**Exercise description**
Without the pictures, repeat the listing character for character.

========================================

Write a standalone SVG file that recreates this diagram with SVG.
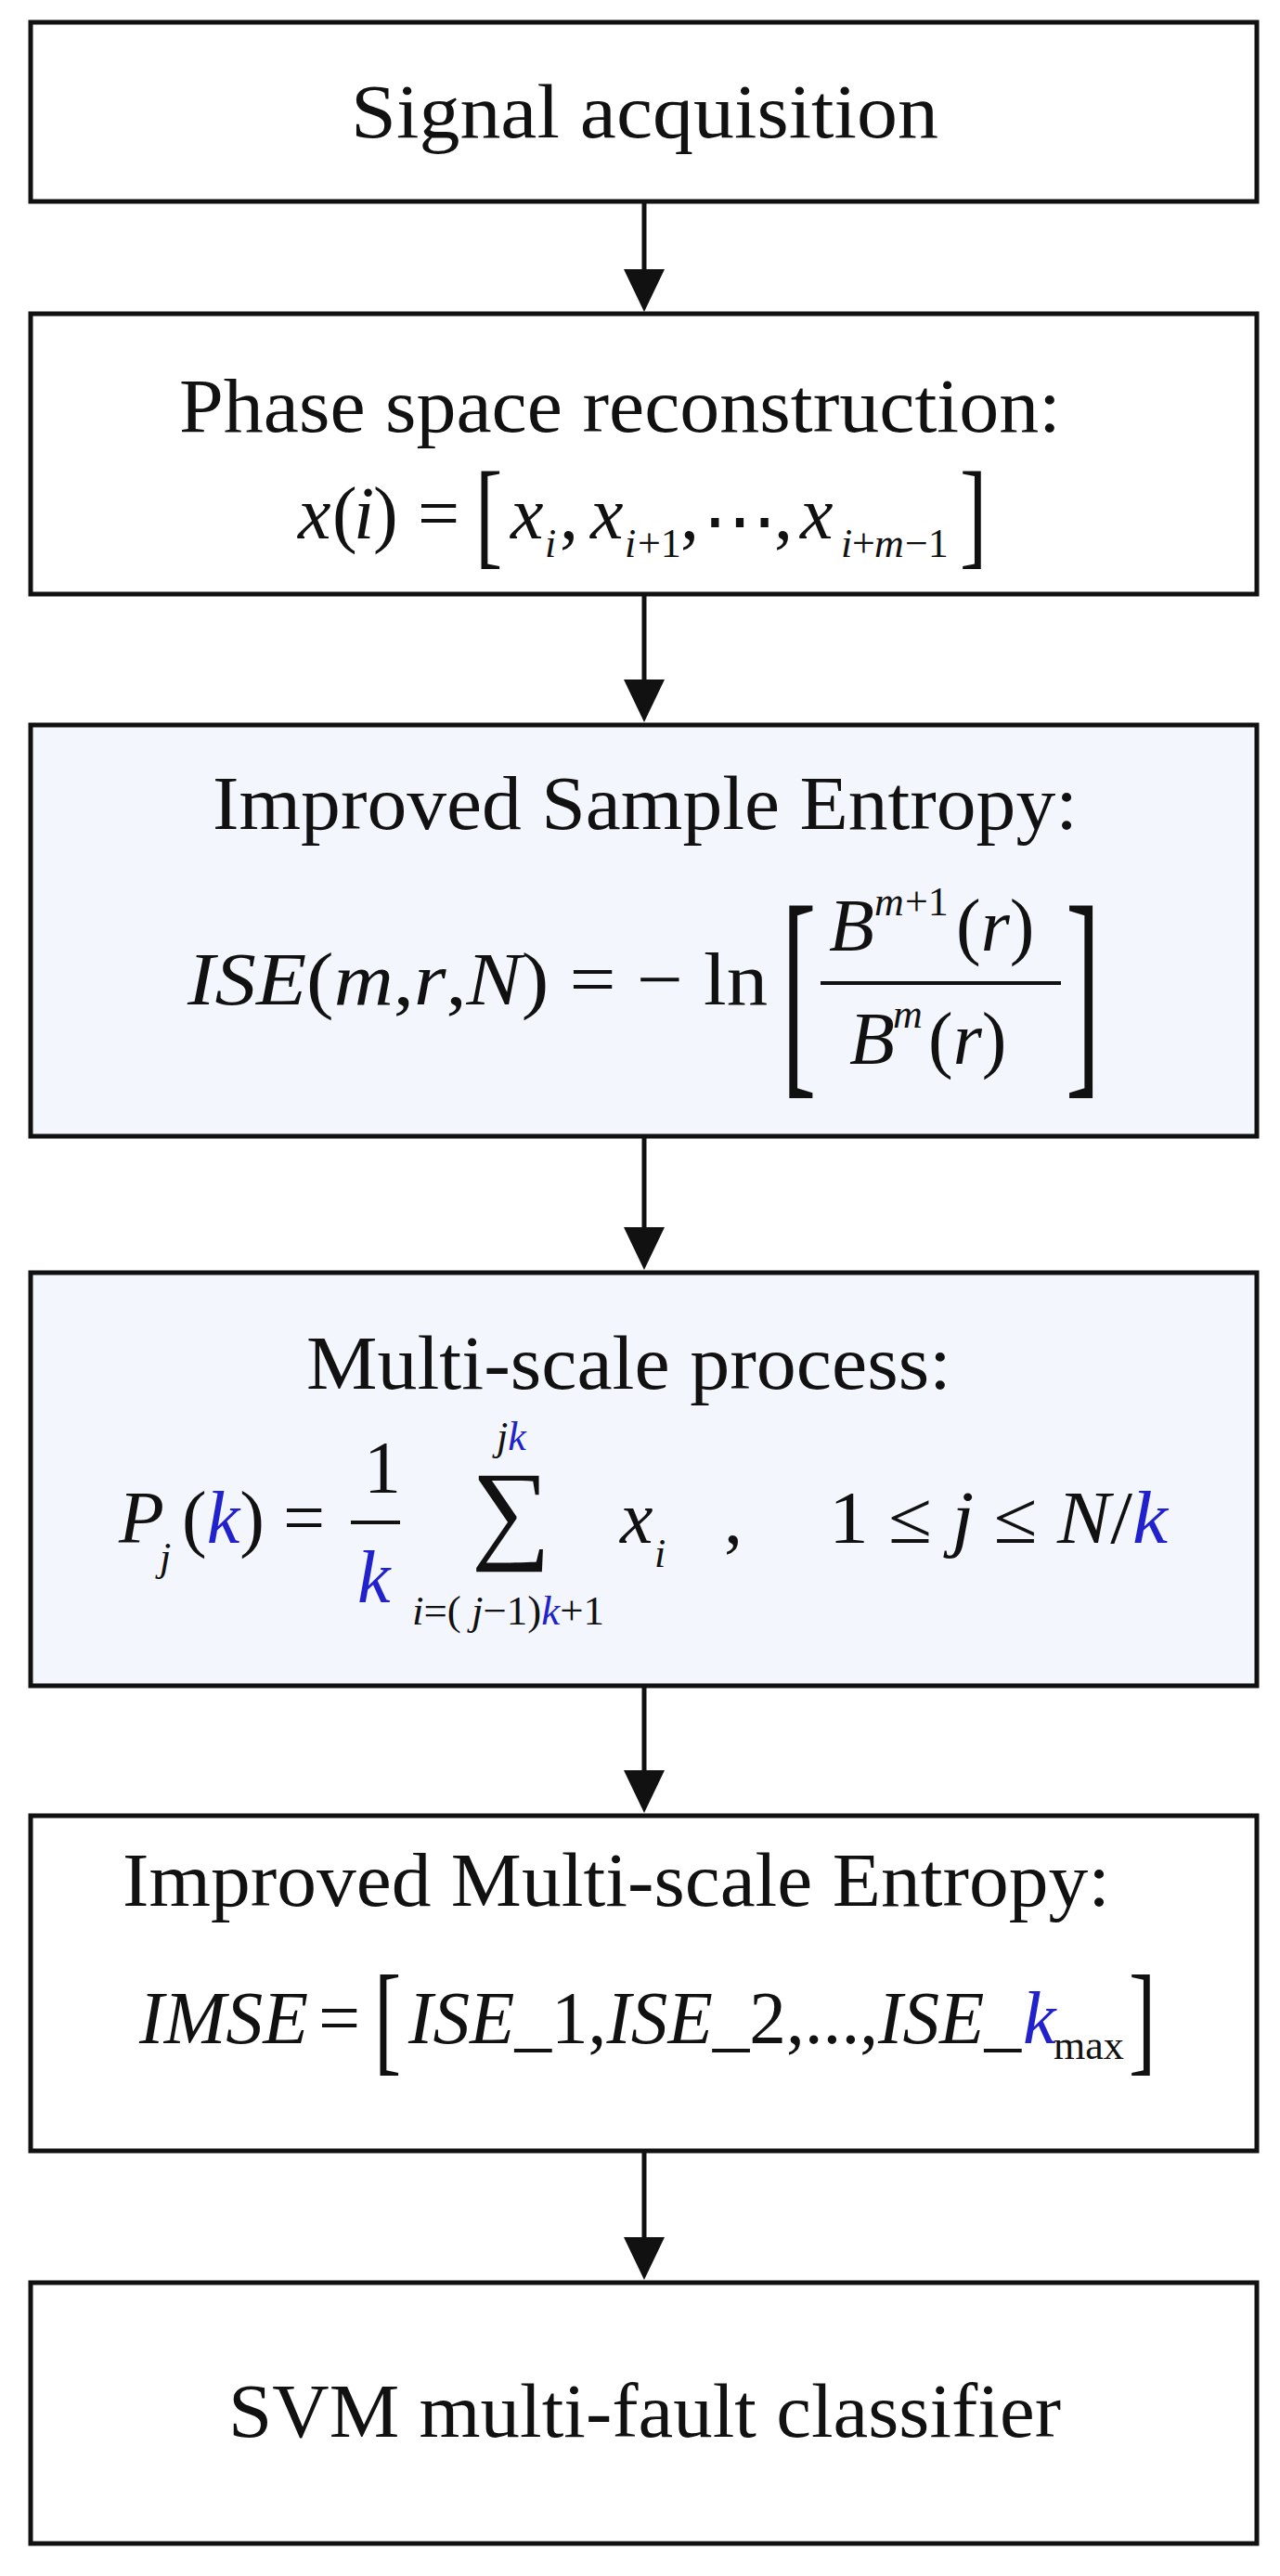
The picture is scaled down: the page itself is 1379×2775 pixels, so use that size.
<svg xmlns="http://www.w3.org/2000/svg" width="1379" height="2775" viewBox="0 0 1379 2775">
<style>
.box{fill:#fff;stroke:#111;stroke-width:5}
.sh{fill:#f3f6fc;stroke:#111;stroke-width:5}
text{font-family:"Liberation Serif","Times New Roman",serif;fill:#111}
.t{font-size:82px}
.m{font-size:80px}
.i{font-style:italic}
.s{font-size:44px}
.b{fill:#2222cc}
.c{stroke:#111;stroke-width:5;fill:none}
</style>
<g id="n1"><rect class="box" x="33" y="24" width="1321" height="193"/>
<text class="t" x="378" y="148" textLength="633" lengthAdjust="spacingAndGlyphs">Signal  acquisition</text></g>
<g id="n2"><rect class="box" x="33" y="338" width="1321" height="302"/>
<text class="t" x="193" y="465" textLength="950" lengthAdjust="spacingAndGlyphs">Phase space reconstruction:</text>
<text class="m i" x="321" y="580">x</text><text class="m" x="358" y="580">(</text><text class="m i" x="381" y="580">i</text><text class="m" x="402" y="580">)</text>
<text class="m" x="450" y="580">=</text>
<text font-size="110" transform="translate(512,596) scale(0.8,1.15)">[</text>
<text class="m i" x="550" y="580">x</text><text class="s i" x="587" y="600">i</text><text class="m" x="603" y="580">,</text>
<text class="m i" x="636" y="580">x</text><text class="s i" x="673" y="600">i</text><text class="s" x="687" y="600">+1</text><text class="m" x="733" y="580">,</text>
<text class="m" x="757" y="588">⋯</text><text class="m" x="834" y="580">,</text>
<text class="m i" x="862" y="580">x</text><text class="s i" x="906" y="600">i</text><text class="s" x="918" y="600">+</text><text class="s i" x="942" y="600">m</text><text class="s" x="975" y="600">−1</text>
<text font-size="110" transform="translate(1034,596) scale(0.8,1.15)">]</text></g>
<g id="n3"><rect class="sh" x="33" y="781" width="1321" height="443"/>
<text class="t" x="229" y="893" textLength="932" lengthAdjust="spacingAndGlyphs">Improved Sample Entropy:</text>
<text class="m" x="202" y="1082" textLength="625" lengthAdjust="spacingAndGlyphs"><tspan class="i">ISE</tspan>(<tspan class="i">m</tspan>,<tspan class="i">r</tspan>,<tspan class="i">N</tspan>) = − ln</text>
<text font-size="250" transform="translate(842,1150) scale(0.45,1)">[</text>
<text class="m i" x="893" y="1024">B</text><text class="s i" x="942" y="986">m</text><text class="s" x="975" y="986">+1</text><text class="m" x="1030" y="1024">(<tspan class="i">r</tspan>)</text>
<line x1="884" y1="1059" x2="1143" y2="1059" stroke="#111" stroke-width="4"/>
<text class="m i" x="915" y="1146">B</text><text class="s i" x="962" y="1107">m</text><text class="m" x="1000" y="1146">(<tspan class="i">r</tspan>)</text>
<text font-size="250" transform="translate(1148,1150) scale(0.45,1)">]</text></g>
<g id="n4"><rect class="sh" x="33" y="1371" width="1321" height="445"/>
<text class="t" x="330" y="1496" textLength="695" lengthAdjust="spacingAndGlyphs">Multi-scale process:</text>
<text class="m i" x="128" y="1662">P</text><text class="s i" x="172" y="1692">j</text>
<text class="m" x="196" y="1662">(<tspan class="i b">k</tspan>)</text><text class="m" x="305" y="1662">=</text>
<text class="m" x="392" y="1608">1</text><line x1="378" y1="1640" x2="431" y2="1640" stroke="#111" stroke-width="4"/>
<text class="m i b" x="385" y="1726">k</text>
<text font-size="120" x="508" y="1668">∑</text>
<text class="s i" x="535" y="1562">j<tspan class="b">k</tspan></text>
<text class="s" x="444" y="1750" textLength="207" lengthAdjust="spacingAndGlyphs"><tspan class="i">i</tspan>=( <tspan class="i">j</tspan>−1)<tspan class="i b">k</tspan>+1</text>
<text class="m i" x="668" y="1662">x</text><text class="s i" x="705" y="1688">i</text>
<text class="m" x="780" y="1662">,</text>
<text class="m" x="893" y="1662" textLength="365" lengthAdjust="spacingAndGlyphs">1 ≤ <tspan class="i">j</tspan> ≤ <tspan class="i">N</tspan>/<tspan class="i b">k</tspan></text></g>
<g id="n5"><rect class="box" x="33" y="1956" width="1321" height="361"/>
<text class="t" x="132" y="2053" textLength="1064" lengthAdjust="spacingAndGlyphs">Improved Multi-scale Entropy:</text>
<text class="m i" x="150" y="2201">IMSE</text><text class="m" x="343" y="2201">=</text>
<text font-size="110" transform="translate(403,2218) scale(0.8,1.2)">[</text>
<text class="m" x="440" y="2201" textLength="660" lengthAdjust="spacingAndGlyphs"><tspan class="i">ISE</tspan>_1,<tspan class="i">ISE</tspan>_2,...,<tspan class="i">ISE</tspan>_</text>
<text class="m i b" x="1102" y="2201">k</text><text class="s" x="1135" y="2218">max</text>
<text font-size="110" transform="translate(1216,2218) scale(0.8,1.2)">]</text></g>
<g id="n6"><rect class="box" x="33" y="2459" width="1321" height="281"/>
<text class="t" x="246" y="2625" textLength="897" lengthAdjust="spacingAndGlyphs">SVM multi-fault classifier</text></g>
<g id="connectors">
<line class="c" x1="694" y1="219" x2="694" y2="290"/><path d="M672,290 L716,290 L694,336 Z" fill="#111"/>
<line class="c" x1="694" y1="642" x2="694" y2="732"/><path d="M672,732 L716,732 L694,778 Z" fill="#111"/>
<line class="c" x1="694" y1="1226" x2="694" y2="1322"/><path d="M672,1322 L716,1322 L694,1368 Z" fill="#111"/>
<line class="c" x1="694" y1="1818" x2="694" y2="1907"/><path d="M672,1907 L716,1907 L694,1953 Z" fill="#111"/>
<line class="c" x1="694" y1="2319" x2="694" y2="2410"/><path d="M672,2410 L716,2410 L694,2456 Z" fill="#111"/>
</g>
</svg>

========================================

**Answer to this task**
Write a standalone SVG file that recreates this diagram with SVG.
The picture is scaled down: the page itself is 1379×2775 pixels, so use that size.
<svg xmlns="http://www.w3.org/2000/svg" width="1379" height="2775" viewBox="0 0 1379 2775">
<style>
.box{fill:#fff;stroke:#111;stroke-width:5}
.sh{fill:#f3f6fc;stroke:#111;stroke-width:5}
text{font-family:"Liberation Serif","Times New Roman",serif;fill:#111}
.t{font-size:82px}
.m{font-size:80px}
.i{font-style:italic}
.s{font-size:44px}
.b{fill:#2222cc}
.c{stroke:#111;stroke-width:5;fill:none}
</style>
<g id="n1"><rect class="box" x="33" y="24" width="1321" height="193"/>
<text class="t" x="378" y="148" textLength="633" lengthAdjust="spacingAndGlyphs">Signal  acquisition</text></g>
<g id="n2"><rect class="box" x="33" y="338" width="1321" height="302"/>
<text class="t" x="193" y="465" textLength="950" lengthAdjust="spacingAndGlyphs">Phase space reconstruction:</text>
<text class="m i" x="321" y="580">x</text><text class="m" x="358" y="580">(</text><text class="m i" x="381" y="580">i</text><text class="m" x="402" y="580">)</text>
<text class="m" x="450" y="580">=</text>
<text font-size="110" transform="translate(512,596) scale(0.8,1.15)">[</text>
<text class="m i" x="550" y="580">x</text><text class="s i" x="587" y="600">i</text><text class="m" x="603" y="580">,</text>
<text class="m i" x="636" y="580">x</text><text class="s i" x="673" y="600">i</text><text class="s" x="687" y="600">+1</text><text class="m" x="733" y="580">,</text>
<text class="m" x="757" y="588">⋯</text><text class="m" x="834" y="580">,</text>
<text class="m i" x="862" y="580">x</text><text class="s i" x="906" y="600">i</text><text class="s" x="918" y="600">+</text><text class="s i" x="942" y="600">m</text><text class="s" x="975" y="600">−1</text>
<text font-size="110" transform="translate(1034,596) scale(0.8,1.15)">]</text></g>
<g id="n3"><rect class="sh" x="33" y="781" width="1321" height="443"/>
<text class="t" x="229" y="893" textLength="932" lengthAdjust="spacingAndGlyphs">Improved Sample Entropy:</text>
<text class="m" x="202" y="1082" textLength="625" lengthAdjust="spacingAndGlyphs"><tspan class="i">ISE</tspan>(<tspan class="i">m</tspan>,<tspan class="i">r</tspan>,<tspan class="i">N</tspan>) = − ln</text>
<text font-size="250" transform="translate(842,1150) scale(0.45,1)">[</text>
<text class="m i" x="893" y="1024">B</text><text class="s i" x="942" y="986">m</text><text class="s" x="975" y="986">+1</text><text class="m" x="1030" y="1024">(<tspan class="i">r</tspan>)</text>
<line x1="884" y1="1059" x2="1143" y2="1059" stroke="#111" stroke-width="4"/>
<text class="m i" x="915" y="1146">B</text><text class="s i" x="962" y="1107">m</text><text class="m" x="1000" y="1146">(<tspan class="i">r</tspan>)</text>
<text font-size="250" transform="translate(1148,1150) scale(0.45,1)">]</text></g>
<g id="n4"><rect class="sh" x="33" y="1371" width="1321" height="445"/>
<text class="t" x="330" y="1496" textLength="695" lengthAdjust="spacingAndGlyphs">Multi-scale process:</text>
<text class="m i" x="128" y="1662">P</text><text class="s i" x="172" y="1692">j</text>
<text class="m" x="196" y="1662">(<tspan class="i b">k</tspan>)</text><text class="m" x="305" y="1662">=</text>
<text class="m" x="392" y="1608">1</text><line x1="378" y1="1640" x2="431" y2="1640" stroke="#111" stroke-width="4"/>
<text class="m i b" x="385" y="1726">k</text>
<text font-size="120" x="508" y="1668">∑</text>
<text class="s i" x="535" y="1562">j<tspan class="b">k</tspan></text>
<text class="s" x="444" y="1750" textLength="207" lengthAdjust="spacingAndGlyphs"><tspan class="i">i</tspan>=( <tspan class="i">j</tspan>−1)<tspan class="i b">k</tspan>+1</text>
<text class="m i" x="668" y="1662">x</text><text class="s i" x="705" y="1688">i</text>
<text class="m" x="780" y="1662">,</text>
<text class="m" x="893" y="1662" textLength="365" lengthAdjust="spacingAndGlyphs">1 ≤ <tspan class="i">j</tspan> ≤ <tspan class="i">N</tspan>/<tspan class="i b">k</tspan></text></g>
<g id="n5"><rect class="box" x="33" y="1956" width="1321" height="361"/>
<text class="t" x="132" y="2053" textLength="1064" lengthAdjust="spacingAndGlyphs">Improved Multi-scale Entropy:</text>
<text class="m i" x="150" y="2201">IMSE</text><text class="m" x="343" y="2201">=</text>
<text font-size="110" transform="translate(403,2218) scale(0.8,1.2)">[</text>
<text class="m" x="440" y="2201" textLength="660" lengthAdjust="spacingAndGlyphs"><tspan class="i">ISE</tspan>_1,<tspan class="i">ISE</tspan>_2,...,<tspan class="i">ISE</tspan>_</text>
<text class="m i b" x="1102" y="2201">k</text><text class="s" x="1135" y="2218">max</text>
<text font-size="110" transform="translate(1216,2218) scale(0.8,1.2)">]</text></g>
<g id="n6"><rect class="box" x="33" y="2459" width="1321" height="281"/>
<text class="t" x="246" y="2625" textLength="897" lengthAdjust="spacingAndGlyphs">SVM multi-fault classifier</text></g>
<g id="connectors">
<line class="c" x1="694" y1="219" x2="694" y2="290"/><path d="M672,290 L716,290 L694,336 Z" fill="#111"/>
<line class="c" x1="694" y1="642" x2="694" y2="732"/><path d="M672,732 L716,732 L694,778 Z" fill="#111"/>
<line class="c" x1="694" y1="1226" x2="694" y2="1322"/><path d="M672,1322 L716,1322 L694,1368 Z" fill="#111"/>
<line class="c" x1="694" y1="1818" x2="694" y2="1907"/><path d="M672,1907 L716,1907 L694,1953 Z" fill="#111"/>
<line class="c" x1="694" y1="2319" x2="694" y2="2410"/><path d="M672,2410 L716,2410 L694,2456 Z" fill="#111"/>
</g>
</svg>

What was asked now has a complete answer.